Der Regierung traut derzeit kaum jemand zu, eine demokratische Wahl zu gewinnen. Dies liegt nicht zuletzt an deren Fehlern. Kritik ist auch aus den eigenen Reihen unerwünscht, eine offene Debatte gibt es schon lange nicht mehr. Seit Chávez’ Tod im März 2013 schlittert die venezolanische Wirtschaft immer tiefer in die Krise, ohne dass die Regierung adäquate Gegenmittel finden konnte. Sie lastet die dreistelligen Inflationsraten und die Knappheit bestimmter Lebensmittel und Medikamente alleine dem niedrigen Erdölpreis sowie einem Wirtschaftskrieg oppositioneller Unternehmer an. Tatsächlich sind viele der Waren, die im Supermarkt rar sind, auf informellen Märkten zu horrenden Preisen erhältlich. Doch die ökonomischen Probleme sind zumindest zum Teil von der Regierung verschuldet. Das System unterschiedlicher Wechselkurse und Devisenkontrollen etwa, das 2003 eingeführt wurde, um Kapitalflucht zu unterbinden, öffnet kleinen und großen Betrügereien Tür und Tor. Mittlerweile ist es wesentlich lukrativer, sich illegalen Devisengeschäften zu widmen oder staatlich subventionierte Lebensmittel unter der Hand weiterzuverkaufen, als regulär arbeiten zu gehen.

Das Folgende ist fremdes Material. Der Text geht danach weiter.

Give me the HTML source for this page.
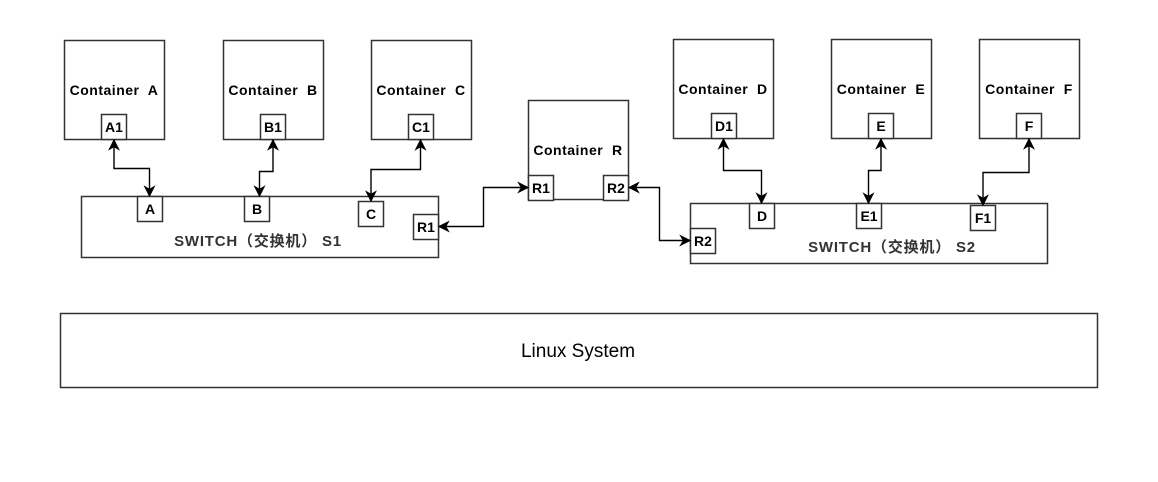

Maduros Regierungspolitik hat nur noch wenig mit dem unter Chávez begonnenen »bolivarianischen Prozess« zu tun, in dem es vor allem um politische Teilhabe und soziale Gerechtigkeit gehen sollte. Von einer Machtübernahme der rechten Opposition, die kaum mehr als die Ablehnung der Regierung und der Glaube an die Kräfte des freien Marktes eint, hätten die ärmeren Bevölkerungsschichten keine Verbesserung ihrer Lage zu erwarten. Hoffnung böte das Emporkommen einer linken Alternative, die in Verbindung mit sozialen Bewegungen als dritter politischer Akteur die lähmende Polarisierung aufbricht. Es gibt vereinzelte Ansätze, doch scheint dies derzeit wenig realistisch zu sein. Ein Ende der Dauerkrise ist nicht absehbar.